Mais il lui faudra ratisser plus large ?

Les classes plus aisées voteront, elles, d’autant plus facilement pour Trump qu’elles voteront déjà républicain aux législatives. Ces classes sont aussi les grandes bénéficiaires de la baisse d’impôts. Trump aura besoin de toutes les voix. Car, comme en 2016, il n’aura probablement pas la majorité au niveau national et ne pourra l’emporter qu’à la faveur de victoires dans quelques Etats-clés. Il cherche aussi à séduire, comme en 2016, du côté des Évangélistes, par une politique très pro-Israël, hostile à la communauté gay, au droit à l’avortement et aux droits des femmes en général. Il déploiera ainsi une thématique identitaire en stigmatisant également les immigrés, légaux et illégaux, et la lutte contre le réchauffement climatique, arguant que celle-ci nuit au mode de vie capitaliste américain, à son droit de prédation sur la nature comme à son appétit de consommation.

Son bilan à la tête du pays pèsera également ?

Sur le plan international, il peut se targuer d’avoir tenu parole sur certains sujets.

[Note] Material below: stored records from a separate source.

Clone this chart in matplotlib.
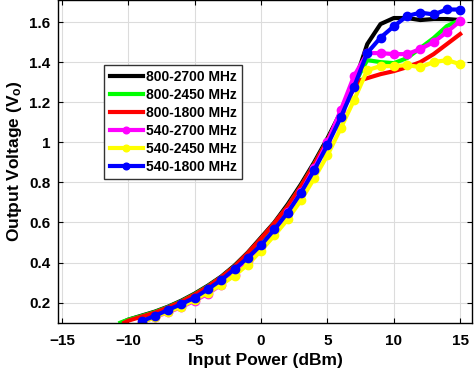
import numpy as np
import matplotlib
matplotlib.use("Agg")
import matplotlib.pyplot as plt

plt.rcParams["font.family"] = ["Liberation Sans", "DejaVu Sans"]
plt.rcParams["mathtext.fontset"] = "custom"
plt.rcParams["mathtext.bf"] = "Liberation Sans:bold"
plt.rcParams["mathtext.rm"] = "Liberation Sans"

# Lines without markers (800 MHz series)
x_black = [-10.5, -10, -9, -8, -7, -6, -5, -4, -3, -2, -1, 0, 1, 2, 3, 4, 5, 6, 7, 7.5, 8, 9, 10, 11, 12, 13, 14, 15]
y_black = [0.10, 0.115, 0.135, 0.155, 0.18, 0.21, 0.245, 0.285, 0.33, 0.385, 0.45, 0.525, 0.60, 0.69, 0.79, 0.90, 1.02, 1.15, 1.30, 1.39, 1.49, 1.59, 1.62, 1.62, 1.61, 1.615, 1.615, 1.61]

x_green = [-10.6, -10, -9, -8, -7, -6, -5, -4, -3, -2, -1, 0, 1, 2, 3, 4, 5, 6, 7, 7.5, 8, 9, 10, 11, 12, 13, 14, 15]
y_green = [0.10, 0.115, 0.133, 0.153, 0.178, 0.207, 0.242, 0.282, 0.327, 0.38, 0.445, 0.518, 0.595, 0.68, 0.78, 0.89, 1.01, 1.14, 1.28, 1.35, 1.41, 1.40, 1.395, 1.42, 1.47, 1.52, 1.58, 1.61]

x_red = [-10.3, -10, -9, -8, -7, -6, -5, -4, -3, -2, -1, 0, 1, 2, 3, 4, 5, 6, 7, 7.5, 8, 9, 10, 11, 12, 13, 14, 15]
y_red = [0.10, 0.11, 0.13, 0.15, 0.176, 0.205, 0.24, 0.28, 0.327, 0.38, 0.447, 0.52, 0.597, 0.68, 0.78, 0.89, 1.01, 1.14, 1.27, 1.31, 1.32, 1.34, 1.355, 1.375, 1.40, 1.44, 1.49, 1.54]

# Lines with markers (540 MHz series), one point per dBm
x_mark = [-9, -8, -7, -6, -5, -4, -3, -2, -1, 0, 1, 2, 3, 4, 5, 6, 7, 8, 9, 10, 11, 12, 13, 14, 15]
y_magenta = [0.10, 0.128, 0.152, 0.178, 0.21, 0.245, 0.29, 0.34, 0.41, 0.48, 0.56, 0.65, 0.75, 0.87, 1.0, 1.16, 1.33, 1.445, 1.445, 1.44, 1.44, 1.465, 1.50, 1.55, 1.605]
y_yellow = [0.10, 0.128, 0.155, 0.18, 0.215, 0.25, 0.29, 0.335, 0.39, 0.46, 0.535, 0.615, 0.71, 0.82, 0.935, 1.07, 1.21, 1.36, 1.38, 1.38, 1.385, 1.375, 1.40, 1.41, 1.39]
y_blue = [0.107, 0.134, 0.164, 0.193, 0.225, 0.267, 0.313, 0.367, 0.424, 0.487, 0.565, 0.649, 0.748, 0.861, 0.986, 1.124, 1.276, 1.446, 1.522, 1.579, 1.63, 1.647, 1.638, 1.663, 1.662]

labels = ["800-2700 MHz", "800-2450 MHz", "800-1800 MHz", "540-2700 MHz", "540-2450 MHz", "540-1800 MHz"]

fig = plt.figure(figsize=(4.74, 3.73), dpi=100)
ax = fig.add_axes([0.1224, 0.135, 0.8736, 0.865])

lw = 3.0
ms = 6
ax.plot(x_black, y_black, color="black", lw=lw, label=labels[0])
ax.plot(x_green, y_green, color="#00ff00", lw=lw, label=labels[1])
ax.plot(x_red, y_red, color="red", lw=lw, label=labels[2])
ax.plot(x_mark, y_magenta, color="magenta", lw=lw, marker="o", ms=ms, label=labels[3])
ax.plot(x_mark, y_yellow, color="yellow", lw=lw, marker="o", ms=ms, label=labels[4])
ax.plot(x_mark, y_blue, color="blue", lw=lw, marker="o", ms=ms, label=labels[5])

ax.set_xlim(-15.3, 15.9)
ax.set_ylim(0.1, 1.71)
ax.set_xticks([-15, -10, -5, 0, 5, 10, 15])
ax.set_yticks([0.2, 0.4, 0.6, 0.8, 1.0, 1.2, 1.4, 1.6])
ax.set_yticklabels(["0.2", "0.4", "0.6", "0.8", "1", "1.2", "1.4", "1.6"])
ax.grid(True, color="#dcdcdc", lw=0.8)
ax.set_axisbelow(True)
ax.tick_params(direction="in", top=True, right=True, labelsize=11, width=0.8)
ax.tick_params(axis="x", pad=8)
ax.tick_params(axis="y", pad=5.5)
for lab in ax.get_xticklabels() + ax.get_yticklabels():
    lab.set_fontweight("bold")
for sp in ax.spines.values():
    sp.set_linewidth(1.0)

ax.set_xlabel("Input Power (dBm)", fontsize=12.5, fontweight="bold", labelpad=4)
ax.set_ylabel(r"Output Voltage ($\mathbf{V_o}$)", fontsize=12.5, fontweight="bold", labelpad=4)

leg = ax.legend(loc="upper left", bbox_to_anchor=(0.111, 0.80), fancybox=False,
                edgecolor="#333333", framealpha=1, handlelength=2.4, handletextpad=0.2,
                borderpad=0.4, labelspacing=0.28, borderaxespad=0,
                markerscale=0.8, prop={"weight": "bold", "size": 10})
leg.get_frame().set_linewidth(1.0)

fig.savefig("out.png", dpi=100)
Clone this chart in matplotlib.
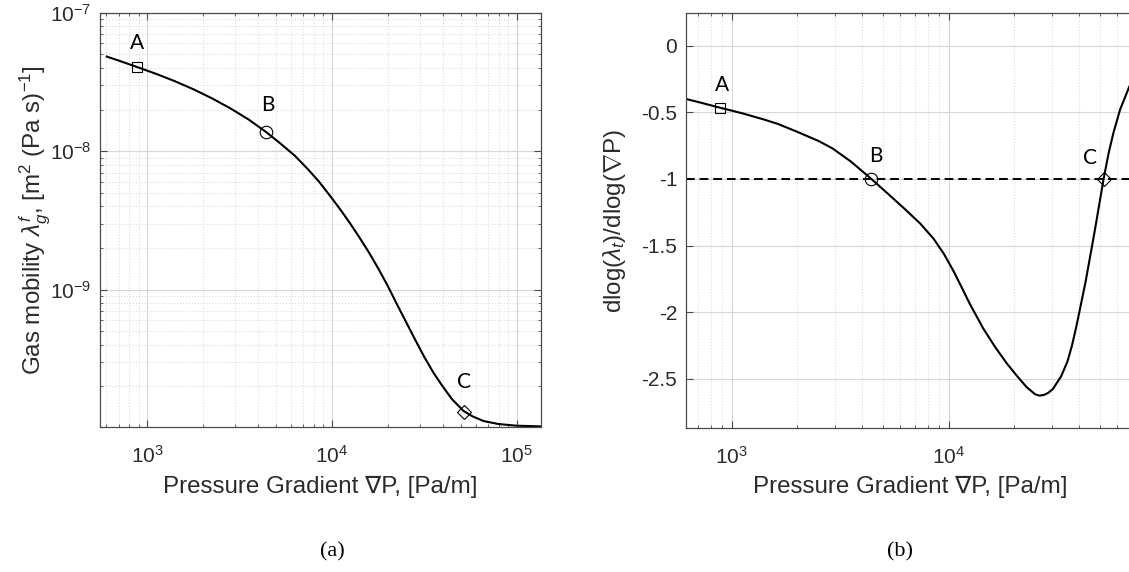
import numpy as np
import matplotlib
matplotlib.use("Agg")
import matplotlib.pyplot as plt
from matplotlib.ticker import LogLocator, FuncFormatter, NullFormatter, FixedLocator

plt.rcParams["font.family"] = ["Liberation Sans", "DejaVu Sans"]
plt.rcParams["mathtext.fontset"] = "custom"
plt.rcParams["mathtext.rm"] = "Liberation Sans"
plt.rcParams["mathtext.it"] = "Liberation Sans:italic"
plt.rcParams["mathtext.bf"] = "Liberation Sans:bold"
plt.rcParams["axes.unicode_minus"] = False

# (a) gas mobility vs pressure gradient
grad_a = [604, 708, 883, 1122, 1413, 1778, 2239, 2818, 3548, 4406, 5248, 6310,
          7413, 8511, 10000, 11220, 12590, 14130, 15850, 17780, 19950, 22390,
          25120, 28180, 31620, 35480, 39810, 44670, 51640, 57540, 66070, 79430,
          100000, 136100]
mob_a = [4.82e-8, 4.49e-8, 4.05e-8, 3.61e-8, 3.20e-8, 2.80e-8, 2.41e-8, 2.04e-8,
         1.69e-8, 1.374e-8, 1.14e-8, 9.25e-9, 7.41e-9, 6.03e-9, 4.57e-9, 3.72e-9,
         2.99e-9, 2.37e-9, 1.86e-9, 1.43e-9, 1.08e-9, 7.94e-10, 5.89e-10,
         4.37e-10, 3.27e-10, 2.51e-10, 2.00e-10, 1.62e-10, 1.33e-10, 1.22e-10,
         1.127e-10, 1.072e-10, 1.042e-10, 1.030e-10]

# (b) log-derivative vs pressure gradient
grad_b = [604, 708, 885, 1122, 1413, 1637, 1995, 2512, 2911, 3548, 4406, 5248,
          6281, 7413, 8551, 9550, 10540, 11480, 12530, 14450, 16410, 18620,
          20650, 22910, 25120, 26300, 27540, 28840, 30340, 33110, 35400, 37150,
          39000, 42950, 47210, 52000, 54950, 57810, 61940, 68230, 74130]
dlog_b = [-0.397, -0.425, -0.466, -0.508, -0.555, -0.588, -0.645, -0.715, -0.77,
          -0.87, -1.0, -1.11, -1.225, -1.335, -1.45, -1.565, -1.69, -1.81, -1.935,
          -2.12, -2.26, -2.385, -2.475, -2.56, -2.615, -2.625, -2.62, -2.605,
          -2.575, -2.48, -2.37, -2.25, -2.10, -1.77, -1.40, -1.0, -0.80, -0.65,
          -0.48, -0.31, -0.19]

pt_labels = ["A", "B", "C"]
pt_markers = ["s", "o", "D"]
pt_x = [885, 4406, 52000]
pt_a = [4.05e-8, 1.374e-8, 1.31e-10]
pt_b = [-0.466, -1.0, -1.0]

W, H = 1129, 572
fig = plt.figure(figsize=(W / 100, H / 100), dpi=100)

ink = "#2b2b2b"
grid_major = "#d6d6d6"
grid_minor = "#dcdcdc"
msize = {"s": 7.0, "o": 9.0, "D": 7.0}


def style(ax, logy):
    for s in ax.spines.values():
        s.set_color("#4a4a4a")
        s.set_linewidth(0.9)
    ax.tick_params(which="both", direction="in", top=True, right=True,
                   colors="#4a4a4a", labelcolor=ink, labelsize=15)
    ax.tick_params(which="major", length=5)
    ax.tick_params(which="minor", length=2.5)
    ax.grid(True, which="major", color=grid_major, lw=0.8, ls="-")
    ax.grid(True, which="minor", axis="x", color=grid_minor, lw=0.8, ls=":")
    if logy:
        ax.grid(True, which="minor", axis="y", color=grid_minor, lw=0.8, ls=":")
    ax.set_axisbelow(True)


# panel (a)
ax1 = fig.add_axes([100 / W, 1 - 426.7 / H, 440.7 / W, 414 / H])
ax1.set_xscale("log")
ax1.set_yscale("log")
ax1.plot(grad_a, mob_a, color="black", lw=1.5)
for lab, m, x, y, off in zip(pt_labels, pt_markers, pt_x, pt_a,
                             [(0, 24), (2, 27), (0, 30)]):
    ax1.plot(x, y, marker=m, ms=msize[m], mfc="none", mec="black", mew=0.8, ls="none")
    ax1.annotate(lab, (x, y), xytext=off, textcoords="offset pixels",
                 ha="center", va="center", fontsize=15, family="Lato")
ax1.set_xlim(555, 1.35e5)
ax1.set_ylim(1.025e-10, 1e-7)
ax1.xaxis.set_minor_locator(LogLocator(subs=np.arange(2, 10)))
ax1.yaxis.set_minor_locator(LogLocator(subs=np.arange(2, 10)))
ax1.xaxis.set_minor_formatter(NullFormatter())
ax1.yaxis.set_minor_formatter(NullFormatter())
style(ax1, True)
ax1.tick_params(axis="y", pad=6)
ax1.tick_params(axis="x", pad=13)
ax1.set_xlabel("Pressure Gradient \u2207P, [Pa/m]", fontsize=17.4, color=ink, va="center")
ax1.xaxis.set_label_coords(0.5, -0.145)
ax1.set_ylabel(r"Gas mobility $\lambda_g^f$, [m$^2$ (Pa s)$^{-1}$]",
               fontsize=17.4, color=ink, va="center")
ax1.yaxis.set_label_coords((35 - 100) / 440.7, 0.5)

# panel (b)
ax2 = fig.add_axes([685.7 / W, 1 - 428.3 / H, 469.5 / W, 415.3 / H])
ax2.set_xscale("log")
ax2.plot(grad_b, dlog_b, color="black", lw=1.5)
ax2.axhline(-1, color="black", lw=1.4, dashes=(4.5, 2.5))
for lab, m, x, y, off in zip(pt_labels, pt_markers, pt_x, pt_b,
                             [(2, 23), (4, 23), (-14, 21)]):
    ax2.plot(x, y, marker=m, ms=msize[m], mfc="none", mec="black", mew=0.8, ls="none")
    ax2.annotate(lab, (x, y), xytext=off, textcoords="offset pixels",
                 ha="center", va="center", fontsize=15, family="Lato")
ax2.set_xlim(612, 9.0e4)
ax2.set_ylim(-2.87, 0.245)
ax2.yaxis.set_major_locator(FixedLocator([0, -0.5, -1, -1.5, -2, -2.5]))
ax2.yaxis.set_major_formatter(FuncFormatter(lambda v, _: f"{v:g}"))
ax2.xaxis.set_minor_locator(LogLocator(subs=np.arange(2, 10)))
ax2.xaxis.set_minor_formatter(NullFormatter())
style(ax2, False)
ax2.tick_params(axis="y", pad=6)
ax2.tick_params(axis="x", pad=13)
ax2.set_xlabel("Pressure Gradient \u2207P, [Pa/m]", fontsize=17.4, color=ink, va="center")
ax2.xaxis.set_label_coords((910 - 685.7) / 469.5, -0.1406)
ax2.set_ylabel(r"dlog($\lambda_t$)/dlog($\nabla$P)", fontsize=17.4, color=ink, va="center")
ax2.yaxis.set_label_coords((615 - 685.7) / 469.5, 0.5)

fig.text(332 / W, 1 - 552 / H, "(a)", family="Liberation Serif", fontsize=16,
         ha="center", va="center", color="black")
fig.text(900 / W, 1 - 552 / H, "(b)", family="Liberation Serif", fontsize=16,
         ha="center", va="center", color="black")

fig.savefig("out.png", dpi=100)
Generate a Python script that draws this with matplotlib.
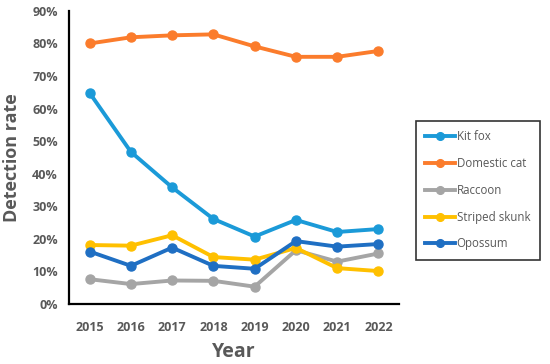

En se retirant de l’Unesco, de l’Accord de Paris, en faisant voler en éclats l’accord le nucléaire iranien, en augmentant les droits de douane, les États-Unis se sont bel et bien repliés sur eux-mêmes. Sur le plan économique, il peut aussi se targuer d’un bon bilan même si nombre d’économistes estiment que celui-ci aurait pu être bien meilleur sans sa politique mercantiliste notamment. La croissance est là, le chômage a baissé. Mais le déficit et la dette fédérale ont explosé.